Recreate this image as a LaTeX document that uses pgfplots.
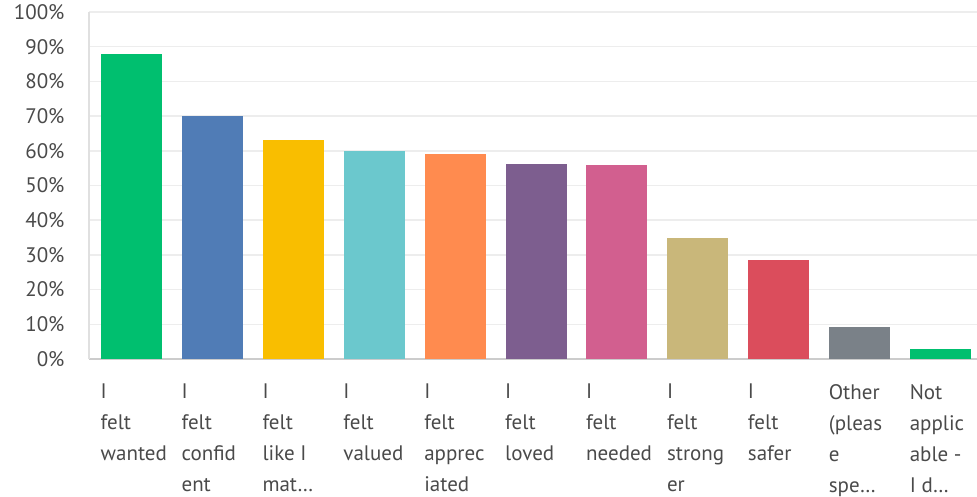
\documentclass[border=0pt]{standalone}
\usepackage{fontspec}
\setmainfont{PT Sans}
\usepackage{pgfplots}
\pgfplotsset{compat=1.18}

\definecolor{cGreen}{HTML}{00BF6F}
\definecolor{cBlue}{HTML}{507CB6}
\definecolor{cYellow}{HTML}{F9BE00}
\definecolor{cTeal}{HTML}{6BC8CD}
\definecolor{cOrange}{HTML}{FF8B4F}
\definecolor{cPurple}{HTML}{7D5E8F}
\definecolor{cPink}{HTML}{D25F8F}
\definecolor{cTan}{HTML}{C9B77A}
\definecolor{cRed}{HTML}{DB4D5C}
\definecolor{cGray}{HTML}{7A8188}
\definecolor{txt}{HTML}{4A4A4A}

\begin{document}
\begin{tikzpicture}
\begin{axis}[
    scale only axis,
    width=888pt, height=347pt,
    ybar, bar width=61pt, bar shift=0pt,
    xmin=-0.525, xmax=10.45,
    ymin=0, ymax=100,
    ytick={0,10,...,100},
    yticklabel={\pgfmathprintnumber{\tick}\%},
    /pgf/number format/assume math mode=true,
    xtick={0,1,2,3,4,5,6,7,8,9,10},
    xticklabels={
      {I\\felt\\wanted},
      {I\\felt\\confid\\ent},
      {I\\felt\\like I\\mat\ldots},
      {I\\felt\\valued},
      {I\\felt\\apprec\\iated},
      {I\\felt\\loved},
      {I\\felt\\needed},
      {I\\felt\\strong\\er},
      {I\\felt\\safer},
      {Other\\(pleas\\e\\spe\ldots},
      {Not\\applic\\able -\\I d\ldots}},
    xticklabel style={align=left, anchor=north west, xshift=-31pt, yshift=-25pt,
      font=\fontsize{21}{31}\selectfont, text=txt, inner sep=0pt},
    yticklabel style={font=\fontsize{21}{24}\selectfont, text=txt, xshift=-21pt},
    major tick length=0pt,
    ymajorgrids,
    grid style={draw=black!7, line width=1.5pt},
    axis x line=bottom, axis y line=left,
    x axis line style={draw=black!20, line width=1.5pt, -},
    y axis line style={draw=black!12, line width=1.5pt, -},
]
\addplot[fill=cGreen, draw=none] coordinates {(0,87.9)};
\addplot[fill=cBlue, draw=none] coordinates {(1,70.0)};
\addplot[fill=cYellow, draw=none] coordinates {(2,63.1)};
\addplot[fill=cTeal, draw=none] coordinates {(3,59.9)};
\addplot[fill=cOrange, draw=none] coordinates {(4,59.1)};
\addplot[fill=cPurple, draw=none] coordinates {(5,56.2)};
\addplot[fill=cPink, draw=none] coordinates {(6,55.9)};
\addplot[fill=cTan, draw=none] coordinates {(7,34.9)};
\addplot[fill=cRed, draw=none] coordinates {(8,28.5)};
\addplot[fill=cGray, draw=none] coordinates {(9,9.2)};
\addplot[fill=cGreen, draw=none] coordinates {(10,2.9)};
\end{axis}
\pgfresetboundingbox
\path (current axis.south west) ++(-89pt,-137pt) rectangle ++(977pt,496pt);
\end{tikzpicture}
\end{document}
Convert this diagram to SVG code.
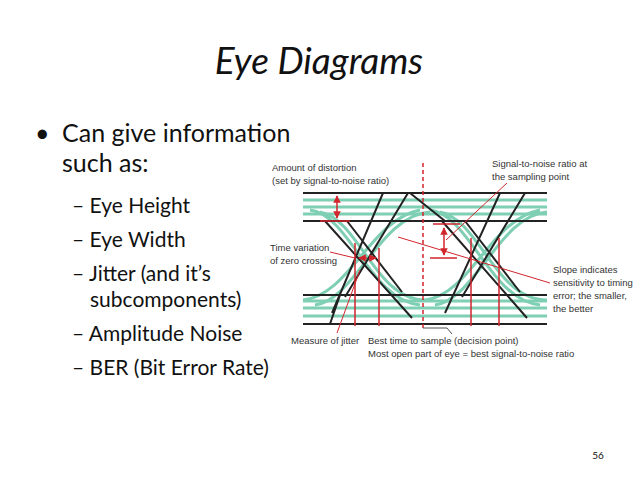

▬▬▬▬▬▬

§ **Written problem**
Leaving aside the images, write out the entries above word for word.

§ **Solution**
Recreate this image as a LaTeX document that uses pgfplots.
\documentclass[border=0pt]{standalone}
\usepackage{fontspec}
\setmainfont{PT Sans}
\usepackage{pgfplots}
\pgfplotsset{compat=1.18}

\definecolor{cGreen}{HTML}{00BF6F}
\definecolor{cBlue}{HTML}{507CB6}
\definecolor{cYellow}{HTML}{F9BE00}
\definecolor{cTeal}{HTML}{6BC8CD}
\definecolor{cOrange}{HTML}{FF8B4F}
\definecolor{cPurple}{HTML}{7D5E8F}
\definecolor{cPink}{HTML}{D25F8F}
\definecolor{cTan}{HTML}{C9B77A}
\definecolor{cRed}{HTML}{DB4D5C}
\definecolor{cGray}{HTML}{7A8188}
\definecolor{txt}{HTML}{4A4A4A}

\begin{document}
\begin{tikzpicture}
\begin{axis}[
    scale only axis,
    width=888pt, height=347pt,
    ybar, bar width=61pt, bar shift=0pt,
    xmin=-0.525, xmax=10.45,
    ymin=0, ymax=100,
    ytick={0,10,...,100},
    yticklabel={\pgfmathprintnumber{\tick}\%},
    /pgf/number format/assume math mode=true,
    xtick={0,1,2,3,4,5,6,7,8,9,10},
    xticklabels={
      {I\\felt\\wanted},
      {I\\felt\\confid\\ent},
      {I\\felt\\like I\\mat\ldots},
      {I\\felt\\valued},
      {I\\felt\\apprec\\iated},
      {I\\felt\\loved},
      {I\\felt\\needed},
      {I\\felt\\strong\\er},
      {I\\felt\\safer},
      {Other\\(pleas\\e\\spe\ldots},
      {Not\\applic\\able -\\I d\ldots}},
    xticklabel style={align=left, anchor=north west, xshift=-31pt, yshift=-25pt,
      font=\fontsize{21}{31}\selectfont, text=txt, inner sep=0pt},
    yticklabel style={font=\fontsize{21}{24}\selectfont, text=txt, xshift=-21pt},
    major tick length=0pt,
    ymajorgrids,
    grid style={draw=black!7, line width=1.5pt},
    axis x line=bottom, axis y line=left,
    x axis line style={draw=black!20, line width=1.5pt, -},
    y axis line style={draw=black!12, line width=1.5pt, -},
]
\addplot[fill=cGreen, draw=none] coordinates {(0,87.9)};
\addplot[fill=cBlue, draw=none] coordinates {(1,70.0)};
\addplot[fill=cYellow, draw=none] coordinates {(2,63.1)};
\addplot[fill=cTeal, draw=none] coordinates {(3,59.9)};
\addplot[fill=cOrange, draw=none] coordinates {(4,59.1)};
\addplot[fill=cPurple, draw=none] coordinates {(5,56.2)};
\addplot[fill=cPink, draw=none] coordinates {(6,55.9)};
\addplot[fill=cTan, draw=none] coordinates {(7,34.9)};
\addplot[fill=cRed, draw=none] coordinates {(8,28.5)};
\addplot[fill=cGray, draw=none] coordinates {(9,9.2)};
\addplot[fill=cGreen, draw=none] coordinates {(10,2.9)};
\end{axis}
\pgfresetboundingbox
\path (current axis.south west) ++(-89pt,-137pt) rectangle ++(977pt,496pt);
\end{tikzpicture}
\end{document}
Convert this diagram to SVG code.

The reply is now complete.